Damages Related to Sales of Attachments
Volvo further argued that FMS should not recover damages for profits related to the sale of excavator attachments, claiming they were not manufactured by Volvo. The court explained that under the MFL, damages could be awarded for losses "arising from" the unlawful termination of the franchise. It found that the damages from the sale of attachments were within the contemplation of the parties when the agreement was formed. Evidence presented at trial indicated that both Volvo and FMS were aware of the importance of these attachments to the excavators’ utility in the forestry industry. The court maintained that the jury's decision to include lost profits from these attachments in their damages award was reasonable and supported by the evidence. Thus, it ruled that the jury appropriately considered these profits in determining the total damages owed to FMS by Volvo.

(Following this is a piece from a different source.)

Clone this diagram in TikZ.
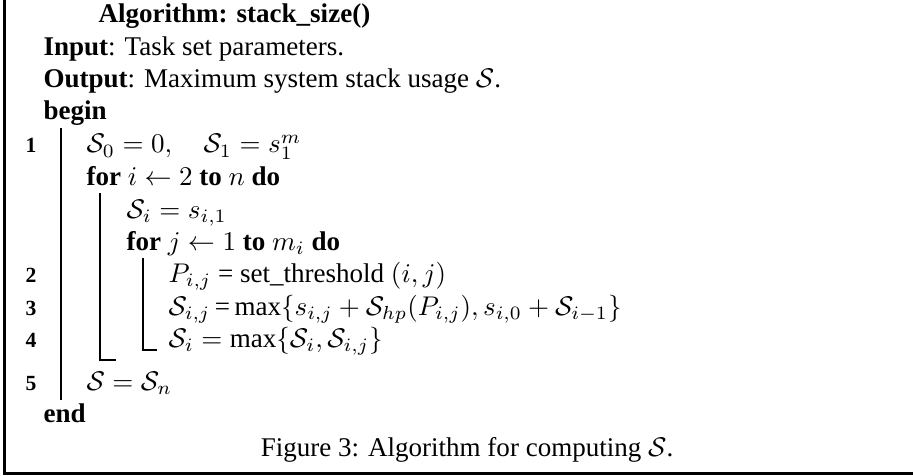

FMS's Requests for Prejudgment Interest and Attorneys' Fees
FMS sought prejudgment interest on the damages awarded and requested attorneys' fees, but the court denied both motions. The court reasoned that although FMS was awarded $2.1 million in damages, the jury's method for calculating that amount was unclear, making it impossible to determine if the figure included an interest component. The court noted that FMS's expert had already adjusted the damages for present value using a lower interest rate than that defined by Maine law, which complicated the interest calculation. Furthermore, the court highlighted that FMS had not pursued an explicit claim under the Maine Unfair Trade Practices Act (MUTPA), which would have allowed for a clear award of attorneys' fees. In the absence of a strong statutory basis for these claims, the court denied FMS's requests for both prejudgment interest and attorneys' fees, concluding that the jury's award was sufficient to compensate FMS for the delays caused by litigation.